While 5-year event-free (EFS) and overall survival (OS) in Hodgkin lymphoma (HL) generally exceed 85% and 95%, respectively, outcomes may not be as favorable in adolescents and young adults (15 – 39 years [y]) compared to children. Small clinical trials have reported better outcomes for pediatric but not adult patients with mixed cellularity (MC) vs. nodular sclerosing (NS) histology, suggesting the possibility of biologic differences across the age-spectrum in HL. We examined survival by age and histology in patients receiving risk-based, response-adapted therapy for de novo HL on contemporary Children’s Oncology Group (COG) trials.


This was a pooled analysis of individual-level data from 1,907 patients enrolled on three Phase 3 COG clinical trials for treatment of low-risk (AHOD0431), intermediate risk (AHOD0031) and high-risk (AHOD0831) HL between 2002 and 2012. Histologic subgroups included MC, NS and classical HL, not-otherwise-specified (cHL, NOS). Five-year cumulative incidence of relapse, EFS and OS were compared by age group (<15 y vs. ≥15 y) in the pooled cohort, and in histologic subgroups (MC and non-MC) using the Kaplan-Meier method. Effect modification was confirmed between age and histology. Cox proportional hazards regression models were used to examine the influence of age on EFS and OS, adjusted for race/ethnicity, Ann Arbor stage, B symptoms, bulky disease, receipt of radiation therapy (RT), and the interaction between age and histology; COG study was also included in the model, given that the criteria for response adaptation differed across the trials.

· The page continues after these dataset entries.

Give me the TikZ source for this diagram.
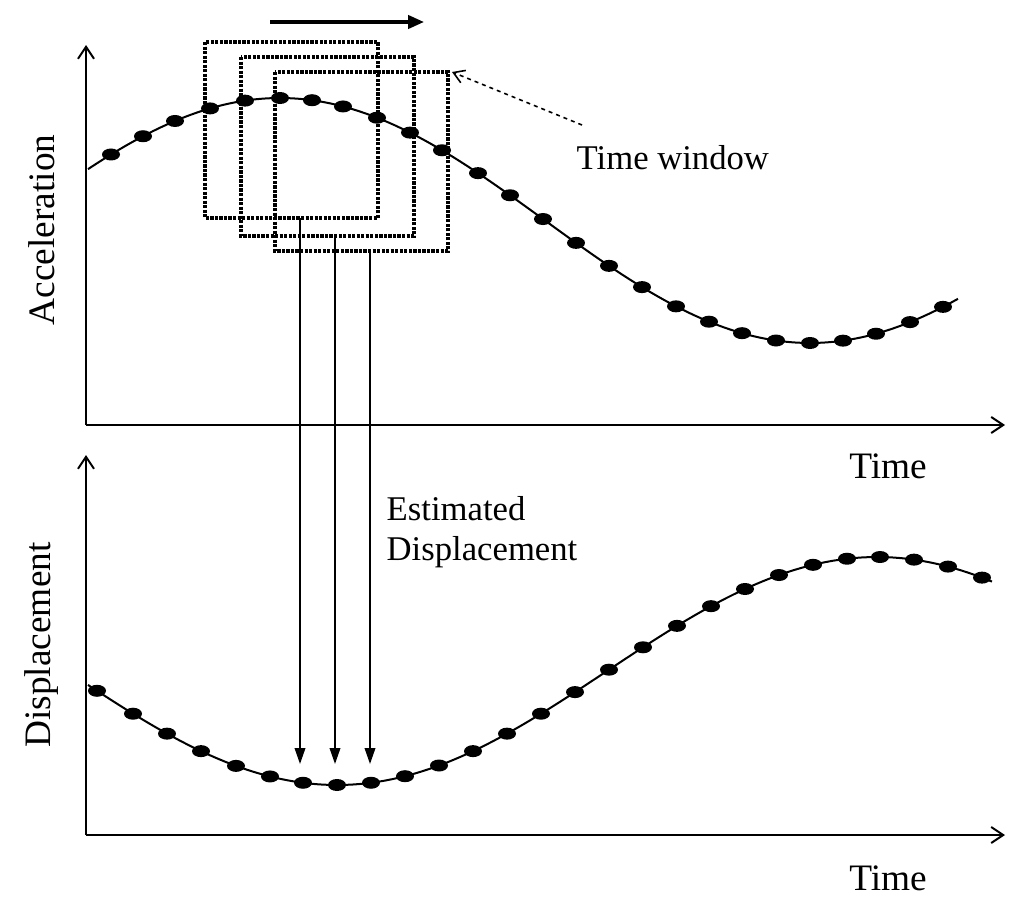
\documentclass[tikz,border=0pt]{standalone}
\usepackage{fontspec}
\setmainfont{Liberation Serif}
\usetikzlibrary{arrows.meta}
\begin{document}
\begin{tikzpicture}[x=0.75pt,y=-0.75pt,
  ax/.style={line width=1.5pt,-{Straight Barb[length=9pt,width=12pt]}},
  win/.style={densely dotted,line width=2.4pt},
  lbl/.style={font=\fontsize{26}{30}\selectfont},
  tlbl/.style={font=\fontsize{28}{32}\selectfont}]
\useasboundingbox (0,0) rectangle (1024,910);
% axes
\coordinate (o1) at (86,425); \coordinate (y1) at (86,45); \coordinate (x1) at (1005,425);
\coordinate (o2) at (86,835); \coordinate (y2) at (86,455); \coordinate (x2) at (1005,835);
\draw[ax] (o1) -- (y1); \draw[ax] (o1) -- (x1);
\draw[ax] (o2) -- (y2); \draw[ax] (o2) -- (x2);
% curves
\draw[line width=1.5pt] plot[domain=88:958,samples=120] (\x,{220.5-122.5*cos(0.33962*(\x-280))});
\draw[line width=1.5pt] plot[domain=88:992,samples=120] (\x,{671+114*cos(0.33333*(\x-337))});
\foreach \p in {111,143,175,210,245,280,312,343,377,410,442,478,510,543,576,609,642,676,709,742,776,810,843,876,910,943}
  \fill (\p,{220.5-122.5*cos(0.33962*(\p-280))}) ellipse [x radius=9,y radius=6];
\foreach \p in {97,133,167,201,236,270,303,337,371,405,439,473,507,541,575,609,643,677,711,745,779,813,847,880,914,948,982}
  \fill (\p,{671+114*cos(0.33333*(\p-337))}) ellipse [x radius=9,y radius=6];
% windows
\draw[win] (205,42) rectangle (378,218);
\draw[win] (241,57) rectangle (414,236);
\draw[win] (275,72) rectangle (448,251);
\coordinate (m1) at (270,22); \coordinate (m2) at (424,22);
\draw[line width=2.5pt,-{Triangle[length=12pt,width=10pt]}] (m1) -- (m2);
\node[lbl,anchor=west] (tw) at (572,158) {Time window};
\coordinate (d1) at (582,125); \coordinate (d2) at (452,72);
\draw[dashed,line width=1.2pt,-{Straight Barb[length=8pt,width=10pt]}] (d1) -- (d2);
% vertical arrows
\foreach \xx/\yt in {300/218,335/236,370/251}
  \draw[line width=1.2pt,-{Triangle[length=12pt,width=8pt]}] (\xx,\yt) -- (\xx,764);
\node[lbl,anchor=west,align=left] (ed) at (382,532) {Estimated\\Displacement};
\node[tlbl] (t1) at (888,466) {Time};
\node[tlbl] (t2) at (888,878) {Time};
\node[tlbl,rotate=90] (ya) at (42,230) {Acceleration};
\node[tlbl,rotate=90] (yd) at (42,645) {Displacement};
\end{tikzpicture}
\end{document}
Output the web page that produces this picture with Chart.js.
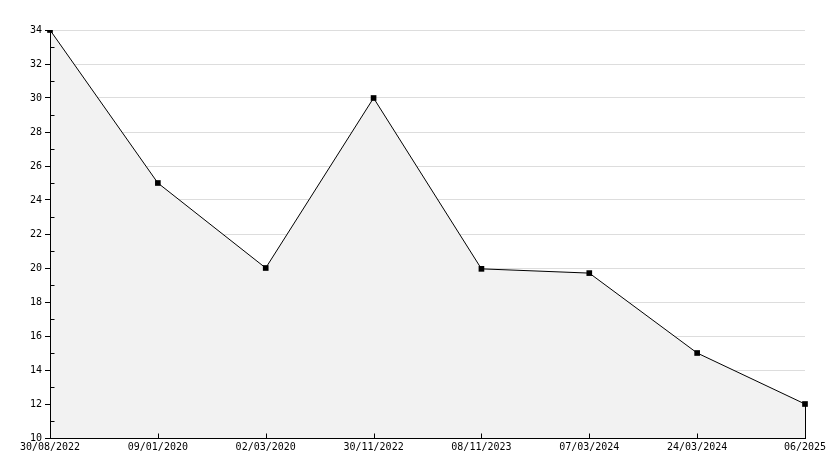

Between 2002 and 2012, N= 2155 patients 1 – 21 y enrolled on three COG trials, 1,907 (88%) of whom were included in this analysis. Mean age of the cohort was 14.6 y (± 3.5) with N= 871 (46%) <15 y and N= 1,036 (54%) ≥15 y. In total, N= 1,547 patients (81%) had NS histology, N= 108 (6%) had cHL, NOS, and N= 196 (10%) had MC histology; by age, MC histology was present in N= 66 patients (7%) ≥15 y and N= 130 patients (15%) <15 y (p< 0.01). A significantly higher proportion of those ≥15 y vs. younger had B-symptoms at diagnosis (29% vs. 21%, p< 0.01), however the presence of bulky disease did not differ by age. Finally, patients ≥15 y (vs. <15 y) were significantly more likely to receive RT as part of their treatment (72% vs. 63%, p<0.01).

Survival: Median follow up was 6.9 years. In unadjusted analyses, 5-year EFS and OS were 83% and 97%, respectively. The 5-year EFS was lower for patients ≥15 y vs. <15 y (85% vs 89%, p<0.01), as was the 5-year OS (96% vs. 99%, p< 0.01). In multivariable models, age ≥15 y (vs. younger) was associated with a 1.4-fold increased risk of EFS (HR: 1.4, 95% CI: 1.1, 1.8, p< 0.01), and more than a 3-fold increased risk of death (OS: HR: 3.1, 95% CI: 1.5, 6.4, p< 0.01).

The effect of age on EFS varied by histologic subgroup. Among those with non-MC histology, cumulative incidence of relapse did not significantly differ by age in unadjusted models (Figure A), however 5-year EFS was significantly worse in the older group (Figure B). In multivariable analyses, age ≥15 y (vs. younger) was associated with a 1.3-fold increased risk of EFS (HR: 1.3; 1.03 – 1.7, p= 0.03) (Table). Among patients with MC histology, age ≥15 y (vs. younger) was associated with significantly higher relapse rate (22% vs. 5%, p< 0.01) (Figure C) and significantly worse 5-year EFS (75% vs. 94%, p< 0.01) (Figure D). This remained significant in multivariable models: patients with MC histology who were ≥15 y (vs. younger) had a 3.7-fold increased risk of EFS (HR: 3.7, 95% CI: 1.6, 8.9, p< 0.01) (Table).


In patients receiving response-adapted therapy for de novo HL on contemporary COG trials, adolescents ≥15 y had worse EFS and OS compared to younger groups. The magnitude of the effect of age was higher in patients with MC disease. Although recent pediatric trials in HL have indicated better survival for some children with MC histology, alternative approaches or novel therapies should be considered for older adolescents with MC disease, whose outcomes appear more like adults.

Disclosures: No relevant conflicts of interest to declare.